Note: This is the do-gooder complement to our post on stuff to buy for moms.
“Mother’s Day–that’s such a Hallmark holiday,” skeptics have said. Well, listen up and listen good. Every other day is Children’s Day, or Husband’s Day. So you can suck it up for a day.
I kid (kind of). The sad part about Mother’s Day is that people should be appreciating mothers every day–having a designated day for tributes sort of belittles the other days. Let it be known here that my mother is the most amazing woman I know, but more on that another time. There couldn’t be enough tributes to her.
The Mother’s Day Movement was founded by six women who were surprised to learn that $14 billion was spent in the US alone in 2010 on Mother’s Day celebrations including flowers, cards, and meals. That’s a ton of cash.

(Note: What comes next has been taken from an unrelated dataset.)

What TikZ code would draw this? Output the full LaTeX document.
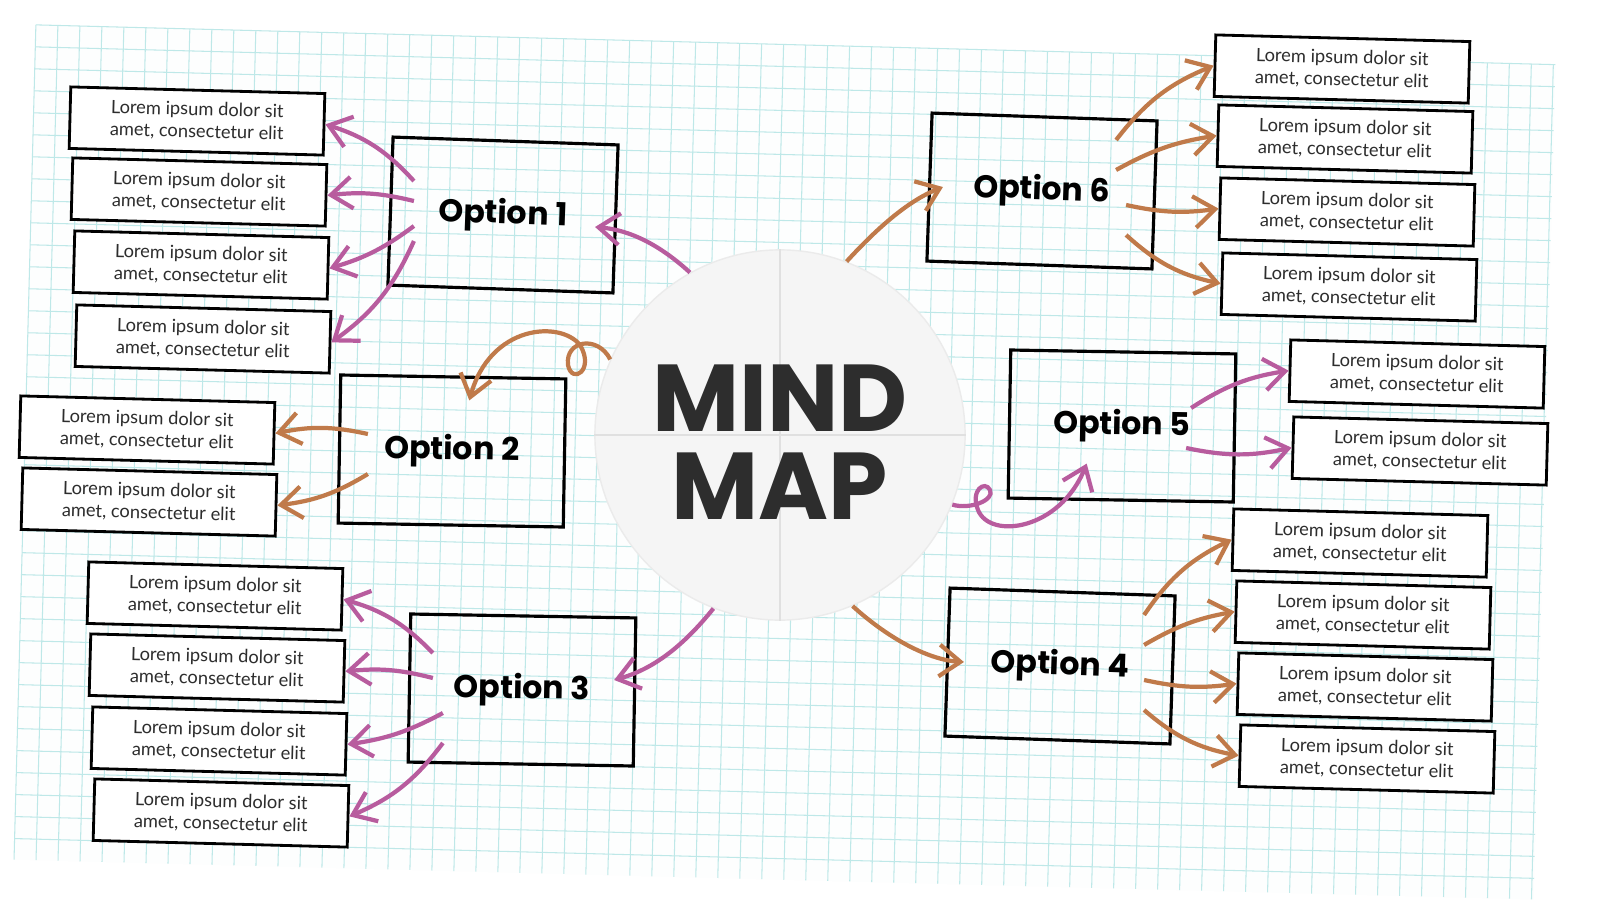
\documentclass[tikz,border=0pt]{standalone}
\usepackage{fontspec}
\setmainfont{Lato}
\newfontfamily\optfont{Poppins}
\usetikzlibrary{arrows.meta,positioning}
\definecolor{mypurple}{RGB}{184,92,158}
\definecolor{mybrown}{RGB}{192,122,74}
\definecolor{mygrid}{RGB}{190,232,232}
\definecolor{mydark}{RGB}{45,45,45}
\begin{document}
\begin{tikzpicture}[x=0.01cm,y=-0.01cm,
  optbox/.style={draw=black,line width=0.9pt,minimum width=2.25cm,minimum height=1.48cm,font=\optfont\fontsize{9}{10}\selectfont\bfseries},
  leaf/.style={draw=black,line width=0.8pt,fill=white,minimum width=2.54cm,minimum height=0.6cm,align=center,
    font=\fontsize{5.2}{6.3}\selectfont,text=mydark},
  parr/.style={draw=mypurple,line width=1.2pt,-{Straight Barb[length=6pt,width=9pt]}},
  barr/.style={draw=mybrown,line width=1.2pt,-{Straight Barb[length=6pt,width=9pt]}}]

  \useasboundingbox (0,0) rectangle (1600,900);
  \fill[white] (0,0) rectangle (1600,900);

  % grid paper
  \begin{scope}[rotate around={-1.5:(800,450)}]
    \fill[white!97!mygrid] (25,45) rectangle (1545,880);
    \foreach \gx in {25,47,...,1545} \draw[mygrid,line width=0.3pt] (\gx,45) -- (\gx,880);
    \foreach \gy in {45,67,...,880} \draw[mygrid,line width=0.3pt] (25,\gy) -- (1545,\gy);
  \end{scope}

  % centre
  \node[circle,fill=black!4,draw=black!8,minimum size=3.7cm] (c) at (780,435) {};
  \draw[black!12,line width=0.3pt] (c.north) -- (c.south) (c.west) -- (c.east);
  \node[align=center,text=mydark,font=\optfont\bfseries\fontsize{27}{25}\selectfont] (title) at (780,442) {MIND\\MAP};

  % options
  \node[optbox,rotate=-2] (o1) at (503,215) {Option 1};
  \node[optbox,rotate=-1] (o2) at (452,451) {Option 2};
  \node[optbox,rotate=-1] (o3) at (522,690) {Option 3};
  \node[optbox,rotate=-2] (o4) at (1060,666) {Option 4};
  \node[optbox,rotate=-1] (o5) at (1122,426) {Option 5};
  \node[optbox,rotate=-2] (o6) at (1042,191) {Option 6};

  % leaves
  \foreach \n/\x/\y in {a1/197/121,a2/199/192,a3/201/265,a4/203/339,
      b1/147/430,b2/149/502,
      c1/215/596,c2/217/668,c3/219/741,c4/221/813,
      f1/1342/69,f2/1345/139,f3/1347/212,f4/1349/287,
      e1/1417/374,e2/1420/451,
      d1/1360/543,d2/1363/615,d3/1365/687,d4/1367/759}
    \node[leaf,rotate=-1.5] (\n) at (\x,\y) {Lorem ipsum dolor sit\\amet, consectetur elit};

  % centre to options
  \draw[parr] (c.119) .. controls (660,245) and (630,230) .. ([shift={(-22,8)}]o1.east);
  \draw[barr] (c.69) .. controls (880,225) and (910,200) .. ([shift={(15,0)}]o6.west);
  \draw[barr] (c.-67) .. controls (890,640) and (930,660) .. ([shift={(18,0)}]o4.west);
  \draw[parr] (c.-111) .. controls (680,650) and (650,670) .. ([shift={(-22,-12)}]o3.east);
  \draw[barr] (c.156) .. controls (598,335) and (565,340) .. (568,365)
     .. controls (572,385) and (595,370) .. (580,345)
     .. controls (560,320) and (490,325) .. ([shift={(16,25)}]o2.north);
  \draw[parr] (c.-22) .. controls (970,510) and (995,500) .. (990,490)
     .. controls (985,480) and (970,490) .. (978,510)
     .. controls (990,540) and (1060,530) .. ([shift={(-34,-38)}]o5.south);

  % option 1
  \draw[parr] ([shift={(25,-30)}]o1.west) to[bend right=15] (a1.east);
  \draw[parr] ([shift={(25,-10)}]o1.west) to[bend right=10] (a2.east);
  \draw[parr] ([shift={(25,15)}]o1.west) to[bend left=10] (a3.east);
  \draw[parr] ([shift={(25,30)}]o1.west) to[bend left=15] (a4.east);
  % option 2
  \draw[barr] ([shift={(30,-15)}]o2.west) to[bend right=12] (b1.east);
  \draw[barr] ([shift={(30,25)}]o2.west) to[bend left=12] (b2.east);
  % option 3
  \draw[parr] ([shift={(25,-35)}]o3.west) to[bend right=15] (c1.east);
  \draw[parr] ([shift={(25,-10)}]o3.west) to[bend right=10] (c2.east);
  \draw[parr] ([shift={(35,25)}]o3.west) to[bend left=10] (c3.east);
  \draw[parr] ([shift={(35,55)}]o3.west) to[bend left=15] (c4.east);
  % option 6
  \draw[barr] ([shift={(-40,-55)}]o6.east) to[bend left=15] (f1.west);
  \draw[barr] ([shift={(-40,-25)}]o6.east) to[bend left=10] (f2.west);
  \draw[barr] ([shift={(-30,10)}]o6.east) to[bend right=10] (f3.west);
  \draw[barr] ([shift={(-30,40)}]o6.east) to[bend right=15] (f4.west);
  % option 5
  \draw[parr] ([shift={(-45,-20)}]o5.east) to[bend left=12] (e1.west);
  \draw[parr] ([shift={(-50,20)}]o5.east) to[bend right=12] (e2.west);
  % option 4
  \draw[barr] ([shift={(-30,-55)}]o4.east) to[bend left=15] (d1.west);
  \draw[barr] ([shift={(-30,-25)}]o4.east) to[bend left=10] (d2.west);
  \draw[barr] ([shift={(-30,10)}]o4.east) to[bend right=10] (d3.west);
  \draw[barr] ([shift={(-30,40)}]o4.east) to[bend right=15] (d4.west);
\end{tikzpicture}
\end{document}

“Given the number of women and children suffering globally, and here at home, it is time for everyone to rethink this holiday and donate a portion of Mother’s Day spending to those less fortunate,” the movement’s website reads.
I can get on board with that–note that it said “a portion.” I don’t need flowers or a card (unless crappily made by my kids–take that, Amy Chua!), but I’m not skipping a meal here. Though I will be honest and say that the idea of my gravity-impaired 6 and 7 year olds serving breakfast in bed has me mentally fast-forwarding to the vision of myself cleaning pulpy orange juice and coffee out of my duvet cover. We can skip that too, kids.
My jokey nature aside, there are mothers around the world who do not have the same chances as we do at a good and healthy life for themselves or providing for their children. This year, let’s take a moment to honor and pay tribute to them, giving a little tzedakah to make the world a better place for mothers and children.
A few ideas of where to turn to make a difference in mothers’ lives:
1. Google your local chapter of Jewish Family Services, which provides social services to out-of-work mothers, victims of abuse, and others with a wide range of support services.
2. The National Council for Jewish Women works in both the US and Israel on behalf of womens’ rights. In Israel, for example, they are supporters of coalitions that aim to ensure the rights and well-being of Israeli women, children, and families, including the Israel Forum of Foundations, the Inter-Agency Task Force on Israeli Arabs, and the International Coalition on Agunot Rights (ICAR).
3. Vday.org is a global activist movement to stop violence against women and girls, promoting creative events to increase awareness, raise money, and revitalize the spirit of existing anti-violence organizations. V-Day generates broader attention for the fight to stop violence against women and girls, including rape, battery, incest, female genital mutilation (FGM), and sex slavery.
4. The R Baby Foundation is the first and only not-for-profit foundation uniquely focused on saving babies lives through improving pediatric emergency care. R Baby Foundation is dedicated to ensuring that babies, including those in the first month of life suffering from viral infections and other infectious diseases, receive the highest quality of care and service through supporting life-saving pediatric training, education, research, treatment, and equipment.
5. The Fistula Foundation helps women in poor countries to have surgery to fix the damage done to their continence by obstructed labor. The foundation lets donors cover the cost for one woman’s free, safe fistula surgery–either as a one-time donation of $450 or a monthly donation of $37.50.
6. Half The Sky is an amazing book written by New York Times columnist Nicholas Kristof and his wife, Sheryl WuDunn. Their Half The Sky movement lays out an agenda for the world’s women and three major abuses: sex trafficking and forced prostitution, gender-based violence including honor killings and mass rape, and maternal mortality, which needlessly claims one woman a minute.